最早使用火攻的办法对付北方游牧族群的记载,出现于汉朝时期,直到明朝都存在着,可历经上千年的岁月,北方的这个大麻烦始终都存在,并没有彻底解决掉过。
正所谓“野火烧不尽,春风吹又生”,烧草原只不过是短暂之计。
用火攻对付草原上的人,还有个很大的问题,那就是将他们逼入绝境,很可能弄巧成拙,没有了过冬生存的依靠,他们更可能直接南下劫掠。
草原上的部族,也如同野草一般,这个没了那个又出现,匈奴没了突厥出来,突厥没了回鹘又来,总是没完没了,而中原的办法也只能是分化与制衡,跟烧草原一样不能长久。
在明朝以前,火攻是中原王朝对付北方边患的主要手段之一,但往往没有明显的作用,只不过有时候火烧得厉害些,能够让那些部族短暂臣服而已。
去过草原的人都知道,北方的草原很多地方,都是荒漠草原,植被都是断断续续的。
即便是用火攻,也不会完全都烧起来,这种方法在实际中,还是存在很大问题的。
草原上的部族时常遇到雷电等引起的火灾,也有自己的防御办法,比如反向防火,人为烧出一大片隔离带,这也很有效,能够让中原的火攻大打折扣。

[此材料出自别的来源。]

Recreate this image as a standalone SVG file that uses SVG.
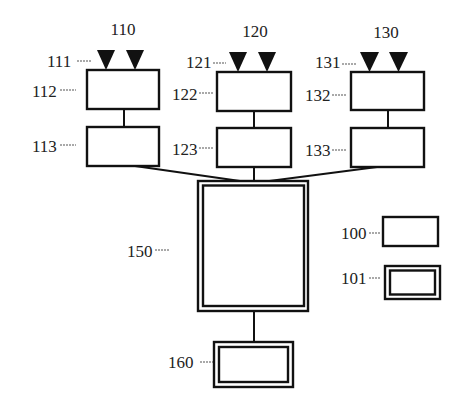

古代中原用了上千年的火攻,始终都没能真正解决北方的问题,可是到了清朝,火烧草原的法子忽然就没有了,而同时消失的,还有折腾了上千年的北方草原问题。
满洲刚开始就与蒙古联盟,数百年间联姻不断,彼此之间关系紧密。
但是清朝也并非没有完全放心,除了和亲,还在草原上大肆分封,以及推崇黄教,草原诸部被固定在一定范围之内,化整为零,变得一盘散沙难成气候。
因为黄教的推行,大量男丁成为喇嘛,草原上的人丁剧减,无法与清朝对抗。
清朝并没有用火烧草原这样的方法,却用了温柔软刀,让蒙古诸部防不胜防,最后硬是将草原给彻底制服,如果以前的朝代也会用这种手段,也自然不必火烧草原。